■ **TASK TO COMPLETE**: In the records below, work out how many lines hold the word "that". Report the number alone.

■ **INPUT DATA**:
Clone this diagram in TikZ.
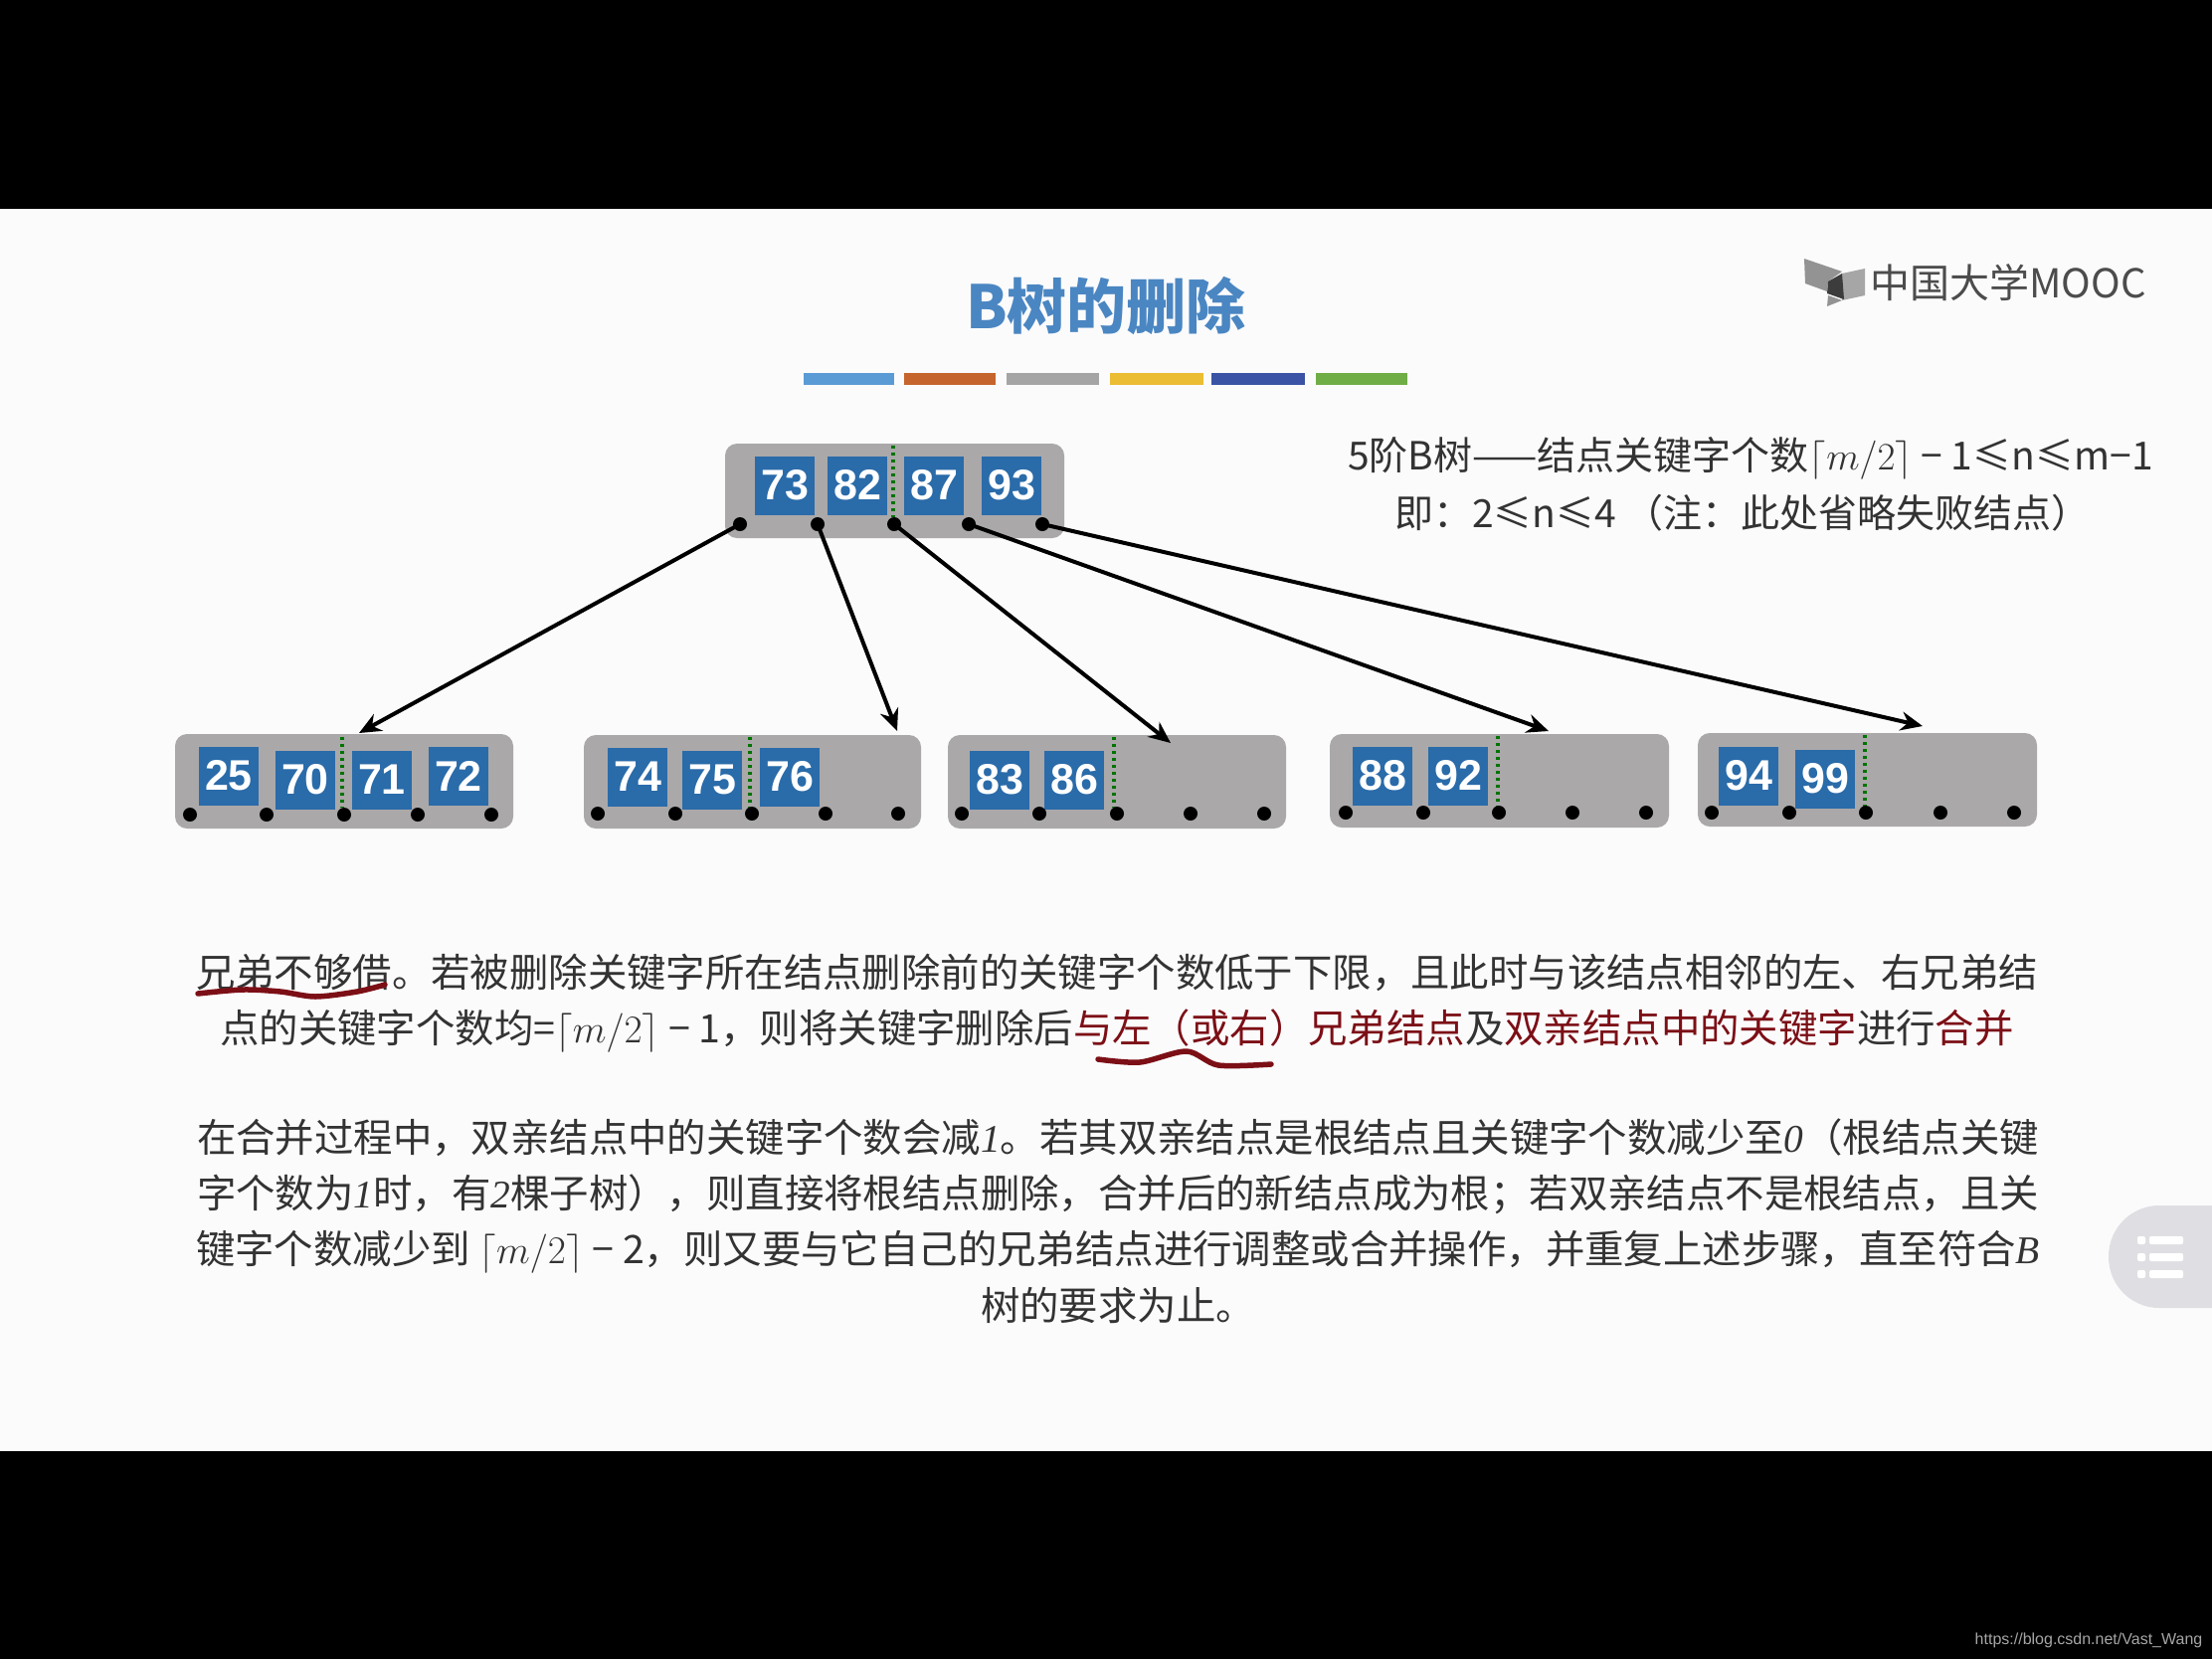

* * *

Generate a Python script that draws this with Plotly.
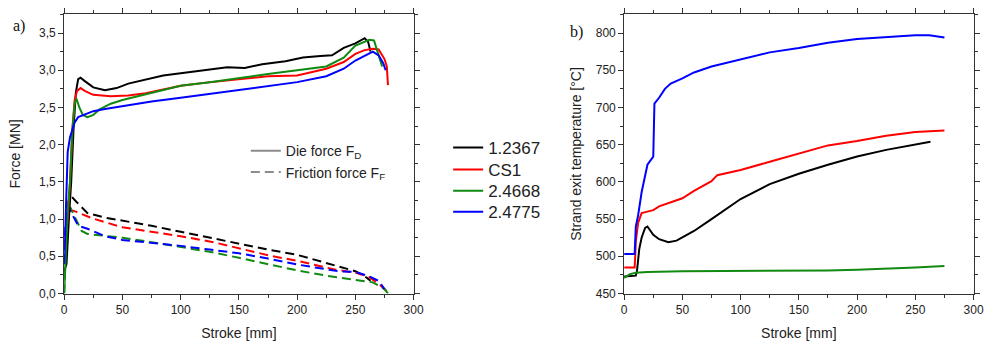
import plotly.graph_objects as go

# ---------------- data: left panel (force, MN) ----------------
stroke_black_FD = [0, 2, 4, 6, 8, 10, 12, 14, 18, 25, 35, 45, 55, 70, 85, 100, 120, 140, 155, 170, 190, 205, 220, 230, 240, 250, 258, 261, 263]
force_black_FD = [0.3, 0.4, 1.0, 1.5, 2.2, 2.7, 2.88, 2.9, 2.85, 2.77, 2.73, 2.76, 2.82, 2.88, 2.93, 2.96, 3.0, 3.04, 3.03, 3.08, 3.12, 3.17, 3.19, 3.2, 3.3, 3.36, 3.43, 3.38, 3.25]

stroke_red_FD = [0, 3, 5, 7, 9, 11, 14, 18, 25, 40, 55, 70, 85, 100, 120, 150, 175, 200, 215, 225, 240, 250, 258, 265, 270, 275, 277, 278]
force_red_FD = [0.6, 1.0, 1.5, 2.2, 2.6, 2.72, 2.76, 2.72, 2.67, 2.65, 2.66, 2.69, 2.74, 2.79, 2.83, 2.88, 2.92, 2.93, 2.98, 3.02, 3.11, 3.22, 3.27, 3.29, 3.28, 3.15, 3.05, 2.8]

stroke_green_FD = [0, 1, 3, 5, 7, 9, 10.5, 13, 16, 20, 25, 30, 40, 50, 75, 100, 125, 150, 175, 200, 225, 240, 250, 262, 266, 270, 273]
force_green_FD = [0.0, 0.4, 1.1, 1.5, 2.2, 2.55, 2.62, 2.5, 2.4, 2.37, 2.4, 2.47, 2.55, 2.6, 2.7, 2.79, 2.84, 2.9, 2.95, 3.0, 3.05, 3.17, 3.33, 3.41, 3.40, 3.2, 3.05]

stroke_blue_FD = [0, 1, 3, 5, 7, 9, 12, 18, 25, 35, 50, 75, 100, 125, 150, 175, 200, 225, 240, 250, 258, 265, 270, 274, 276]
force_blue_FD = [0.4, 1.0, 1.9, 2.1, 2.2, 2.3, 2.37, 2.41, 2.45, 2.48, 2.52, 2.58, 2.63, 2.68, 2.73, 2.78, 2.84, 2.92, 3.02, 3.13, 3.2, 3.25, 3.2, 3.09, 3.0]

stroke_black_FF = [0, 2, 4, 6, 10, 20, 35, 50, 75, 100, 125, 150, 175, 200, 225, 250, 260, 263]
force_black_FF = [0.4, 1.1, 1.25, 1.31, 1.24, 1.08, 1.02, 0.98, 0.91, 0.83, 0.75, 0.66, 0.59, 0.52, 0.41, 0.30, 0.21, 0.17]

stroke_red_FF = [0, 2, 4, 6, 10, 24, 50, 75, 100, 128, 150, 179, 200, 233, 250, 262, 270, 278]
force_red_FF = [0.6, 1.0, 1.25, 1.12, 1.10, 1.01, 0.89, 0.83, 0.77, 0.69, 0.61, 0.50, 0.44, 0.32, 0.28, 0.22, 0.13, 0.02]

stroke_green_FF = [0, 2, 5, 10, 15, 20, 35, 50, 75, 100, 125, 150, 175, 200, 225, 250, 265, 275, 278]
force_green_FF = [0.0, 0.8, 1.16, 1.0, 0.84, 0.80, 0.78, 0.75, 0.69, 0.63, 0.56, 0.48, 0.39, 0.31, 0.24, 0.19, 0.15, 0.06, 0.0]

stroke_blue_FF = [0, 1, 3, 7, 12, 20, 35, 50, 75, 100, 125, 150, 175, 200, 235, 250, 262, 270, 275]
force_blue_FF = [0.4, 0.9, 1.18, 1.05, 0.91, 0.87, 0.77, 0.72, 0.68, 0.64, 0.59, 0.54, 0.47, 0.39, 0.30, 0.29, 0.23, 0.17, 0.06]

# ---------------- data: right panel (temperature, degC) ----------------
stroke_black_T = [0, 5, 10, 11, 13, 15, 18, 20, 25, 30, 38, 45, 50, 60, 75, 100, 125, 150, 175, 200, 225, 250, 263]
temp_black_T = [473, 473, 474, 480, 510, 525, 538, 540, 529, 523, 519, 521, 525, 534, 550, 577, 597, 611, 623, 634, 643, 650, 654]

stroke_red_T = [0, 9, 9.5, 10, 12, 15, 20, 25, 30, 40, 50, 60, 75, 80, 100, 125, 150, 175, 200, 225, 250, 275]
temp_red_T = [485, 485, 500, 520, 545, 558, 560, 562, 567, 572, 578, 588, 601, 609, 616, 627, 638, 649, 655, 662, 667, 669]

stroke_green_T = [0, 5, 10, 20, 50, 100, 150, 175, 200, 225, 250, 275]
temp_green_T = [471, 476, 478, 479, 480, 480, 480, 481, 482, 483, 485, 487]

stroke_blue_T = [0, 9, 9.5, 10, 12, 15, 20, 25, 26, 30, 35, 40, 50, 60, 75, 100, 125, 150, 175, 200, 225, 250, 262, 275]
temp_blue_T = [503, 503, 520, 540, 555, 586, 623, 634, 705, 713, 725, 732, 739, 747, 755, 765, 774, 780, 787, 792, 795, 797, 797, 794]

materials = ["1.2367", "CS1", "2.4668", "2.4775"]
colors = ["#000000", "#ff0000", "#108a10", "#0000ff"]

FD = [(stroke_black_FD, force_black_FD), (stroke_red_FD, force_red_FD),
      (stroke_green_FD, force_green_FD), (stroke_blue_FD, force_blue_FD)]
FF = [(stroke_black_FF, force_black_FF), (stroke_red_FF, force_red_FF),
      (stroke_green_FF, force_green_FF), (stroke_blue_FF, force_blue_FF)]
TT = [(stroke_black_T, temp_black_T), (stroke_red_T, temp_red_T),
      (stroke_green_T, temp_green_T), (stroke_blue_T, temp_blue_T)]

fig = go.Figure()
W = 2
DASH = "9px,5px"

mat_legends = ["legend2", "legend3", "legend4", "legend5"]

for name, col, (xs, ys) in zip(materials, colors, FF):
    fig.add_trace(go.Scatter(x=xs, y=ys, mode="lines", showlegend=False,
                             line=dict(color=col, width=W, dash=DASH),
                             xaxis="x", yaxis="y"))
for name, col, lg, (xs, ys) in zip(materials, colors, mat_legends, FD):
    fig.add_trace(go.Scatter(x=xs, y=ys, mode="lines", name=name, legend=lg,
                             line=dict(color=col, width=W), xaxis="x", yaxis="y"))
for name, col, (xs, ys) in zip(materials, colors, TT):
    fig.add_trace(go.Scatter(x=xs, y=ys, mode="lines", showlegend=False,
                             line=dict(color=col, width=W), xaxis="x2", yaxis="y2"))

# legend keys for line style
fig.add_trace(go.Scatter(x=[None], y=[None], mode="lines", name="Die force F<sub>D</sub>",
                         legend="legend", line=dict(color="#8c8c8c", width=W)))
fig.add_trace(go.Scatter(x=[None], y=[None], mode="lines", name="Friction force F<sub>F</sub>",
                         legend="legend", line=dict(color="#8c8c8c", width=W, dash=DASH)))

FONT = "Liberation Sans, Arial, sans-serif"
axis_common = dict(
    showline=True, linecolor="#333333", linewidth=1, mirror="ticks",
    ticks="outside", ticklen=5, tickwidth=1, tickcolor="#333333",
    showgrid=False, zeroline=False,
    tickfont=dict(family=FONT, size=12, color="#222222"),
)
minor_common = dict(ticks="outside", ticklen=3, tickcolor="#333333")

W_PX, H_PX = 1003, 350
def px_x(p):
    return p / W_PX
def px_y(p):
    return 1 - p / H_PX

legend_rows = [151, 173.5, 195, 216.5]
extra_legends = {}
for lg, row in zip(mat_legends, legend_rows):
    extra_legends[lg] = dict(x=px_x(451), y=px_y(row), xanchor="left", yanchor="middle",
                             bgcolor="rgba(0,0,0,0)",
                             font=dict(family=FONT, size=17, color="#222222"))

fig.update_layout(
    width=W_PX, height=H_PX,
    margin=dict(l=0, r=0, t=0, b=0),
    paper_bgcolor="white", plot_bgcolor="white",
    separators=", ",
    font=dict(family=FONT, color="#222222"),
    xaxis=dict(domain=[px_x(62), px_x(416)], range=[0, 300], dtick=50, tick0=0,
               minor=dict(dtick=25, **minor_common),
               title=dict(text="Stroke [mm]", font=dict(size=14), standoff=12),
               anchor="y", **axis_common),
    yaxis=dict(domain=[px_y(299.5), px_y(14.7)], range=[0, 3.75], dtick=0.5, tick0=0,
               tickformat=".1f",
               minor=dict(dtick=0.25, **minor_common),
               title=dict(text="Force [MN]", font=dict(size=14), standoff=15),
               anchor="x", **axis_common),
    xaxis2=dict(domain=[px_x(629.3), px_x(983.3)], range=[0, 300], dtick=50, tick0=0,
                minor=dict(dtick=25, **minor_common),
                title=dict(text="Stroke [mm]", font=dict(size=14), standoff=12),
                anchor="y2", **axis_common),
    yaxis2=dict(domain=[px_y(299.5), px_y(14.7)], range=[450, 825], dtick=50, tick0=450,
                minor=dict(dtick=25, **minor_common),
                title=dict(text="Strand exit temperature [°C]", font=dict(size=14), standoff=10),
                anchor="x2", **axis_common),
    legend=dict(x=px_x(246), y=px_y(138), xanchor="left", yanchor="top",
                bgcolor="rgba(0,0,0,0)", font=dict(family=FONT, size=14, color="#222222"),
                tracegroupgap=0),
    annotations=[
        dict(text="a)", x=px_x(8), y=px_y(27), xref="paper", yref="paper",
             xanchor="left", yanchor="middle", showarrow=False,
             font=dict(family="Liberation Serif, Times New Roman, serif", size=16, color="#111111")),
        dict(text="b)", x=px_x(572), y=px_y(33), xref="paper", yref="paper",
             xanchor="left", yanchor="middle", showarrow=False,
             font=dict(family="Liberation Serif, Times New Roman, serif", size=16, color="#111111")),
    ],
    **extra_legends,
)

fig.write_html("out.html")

...

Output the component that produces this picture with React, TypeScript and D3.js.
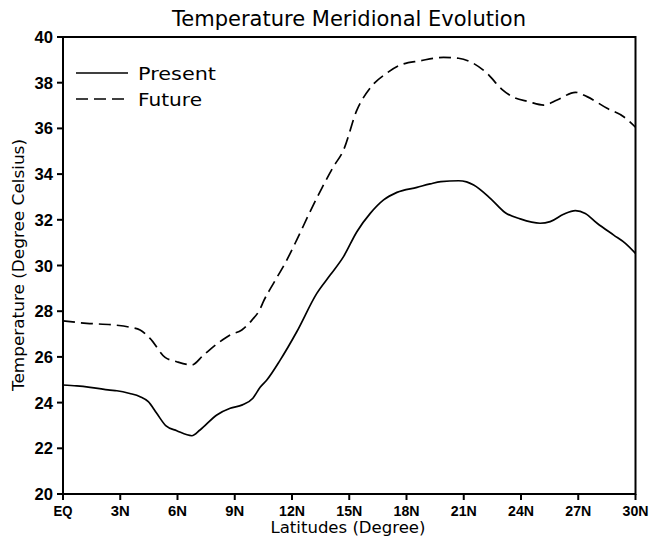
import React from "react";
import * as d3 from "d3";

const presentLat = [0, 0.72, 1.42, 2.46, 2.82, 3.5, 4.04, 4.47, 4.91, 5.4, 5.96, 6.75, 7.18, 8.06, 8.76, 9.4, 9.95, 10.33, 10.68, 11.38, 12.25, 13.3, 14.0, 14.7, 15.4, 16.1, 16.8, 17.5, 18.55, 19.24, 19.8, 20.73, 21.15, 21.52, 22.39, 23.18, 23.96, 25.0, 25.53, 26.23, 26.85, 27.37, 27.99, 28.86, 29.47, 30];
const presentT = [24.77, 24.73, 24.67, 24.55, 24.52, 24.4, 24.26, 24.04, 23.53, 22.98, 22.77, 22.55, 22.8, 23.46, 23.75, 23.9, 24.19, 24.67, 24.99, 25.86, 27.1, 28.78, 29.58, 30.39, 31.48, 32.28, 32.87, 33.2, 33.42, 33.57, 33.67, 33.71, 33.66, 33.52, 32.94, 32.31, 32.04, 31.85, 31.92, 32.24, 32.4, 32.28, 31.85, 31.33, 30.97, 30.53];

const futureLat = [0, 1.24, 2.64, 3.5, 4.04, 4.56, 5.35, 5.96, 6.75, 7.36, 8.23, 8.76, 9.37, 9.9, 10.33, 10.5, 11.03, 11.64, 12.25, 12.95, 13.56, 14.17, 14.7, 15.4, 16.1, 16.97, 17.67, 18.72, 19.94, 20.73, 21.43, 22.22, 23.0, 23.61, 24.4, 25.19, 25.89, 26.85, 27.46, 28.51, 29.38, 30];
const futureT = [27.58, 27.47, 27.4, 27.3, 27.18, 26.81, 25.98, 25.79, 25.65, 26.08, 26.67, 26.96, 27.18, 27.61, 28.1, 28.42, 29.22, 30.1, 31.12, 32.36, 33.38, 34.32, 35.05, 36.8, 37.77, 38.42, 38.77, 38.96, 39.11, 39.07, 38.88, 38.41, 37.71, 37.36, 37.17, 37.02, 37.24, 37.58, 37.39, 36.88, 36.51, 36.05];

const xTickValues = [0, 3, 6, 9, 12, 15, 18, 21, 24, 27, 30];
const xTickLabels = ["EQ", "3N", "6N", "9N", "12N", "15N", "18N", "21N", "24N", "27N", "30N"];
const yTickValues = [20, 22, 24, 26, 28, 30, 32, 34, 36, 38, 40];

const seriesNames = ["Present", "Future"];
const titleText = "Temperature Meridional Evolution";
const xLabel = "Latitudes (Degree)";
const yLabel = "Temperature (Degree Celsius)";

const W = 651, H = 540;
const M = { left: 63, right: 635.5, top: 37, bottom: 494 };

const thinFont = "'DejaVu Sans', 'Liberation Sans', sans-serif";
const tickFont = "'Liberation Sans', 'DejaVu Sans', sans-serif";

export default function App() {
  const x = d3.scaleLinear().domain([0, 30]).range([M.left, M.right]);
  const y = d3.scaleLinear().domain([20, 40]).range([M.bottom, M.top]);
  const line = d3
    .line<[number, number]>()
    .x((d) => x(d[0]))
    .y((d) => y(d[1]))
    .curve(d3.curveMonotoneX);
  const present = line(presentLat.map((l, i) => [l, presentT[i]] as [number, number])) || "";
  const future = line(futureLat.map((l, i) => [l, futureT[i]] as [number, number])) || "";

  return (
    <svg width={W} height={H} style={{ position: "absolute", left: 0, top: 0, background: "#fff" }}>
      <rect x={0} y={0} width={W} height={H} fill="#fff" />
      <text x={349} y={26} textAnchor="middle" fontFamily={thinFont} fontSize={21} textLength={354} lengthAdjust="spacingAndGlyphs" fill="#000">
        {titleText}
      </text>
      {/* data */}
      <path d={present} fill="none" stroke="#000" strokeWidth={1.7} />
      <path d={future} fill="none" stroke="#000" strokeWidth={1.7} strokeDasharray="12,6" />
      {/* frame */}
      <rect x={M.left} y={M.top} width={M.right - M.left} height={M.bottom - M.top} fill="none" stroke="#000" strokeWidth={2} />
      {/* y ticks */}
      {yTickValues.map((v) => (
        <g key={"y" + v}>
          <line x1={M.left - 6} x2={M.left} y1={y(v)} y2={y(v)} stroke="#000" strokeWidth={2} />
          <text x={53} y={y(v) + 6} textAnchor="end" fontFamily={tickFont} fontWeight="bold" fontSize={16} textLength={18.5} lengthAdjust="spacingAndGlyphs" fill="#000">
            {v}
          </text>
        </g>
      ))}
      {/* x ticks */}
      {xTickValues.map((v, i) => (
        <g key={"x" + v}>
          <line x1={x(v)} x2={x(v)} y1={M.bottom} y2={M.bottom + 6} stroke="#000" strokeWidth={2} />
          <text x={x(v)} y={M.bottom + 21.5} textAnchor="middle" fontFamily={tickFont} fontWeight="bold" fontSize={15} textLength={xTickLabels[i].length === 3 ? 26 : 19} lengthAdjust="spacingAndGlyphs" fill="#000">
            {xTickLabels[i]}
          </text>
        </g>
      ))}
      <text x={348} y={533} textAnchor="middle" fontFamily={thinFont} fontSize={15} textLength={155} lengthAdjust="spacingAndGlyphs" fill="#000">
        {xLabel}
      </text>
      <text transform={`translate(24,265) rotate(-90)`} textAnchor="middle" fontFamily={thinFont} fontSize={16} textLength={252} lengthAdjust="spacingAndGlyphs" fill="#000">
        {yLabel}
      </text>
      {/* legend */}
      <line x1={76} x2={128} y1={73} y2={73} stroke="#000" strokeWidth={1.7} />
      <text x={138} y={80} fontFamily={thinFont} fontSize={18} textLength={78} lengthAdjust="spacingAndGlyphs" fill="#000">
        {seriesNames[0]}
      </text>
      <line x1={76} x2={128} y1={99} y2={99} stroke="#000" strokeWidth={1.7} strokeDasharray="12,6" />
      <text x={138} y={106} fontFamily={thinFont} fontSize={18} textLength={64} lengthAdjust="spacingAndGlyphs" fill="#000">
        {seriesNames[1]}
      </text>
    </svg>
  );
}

■ **CORRECT RESULT**: 2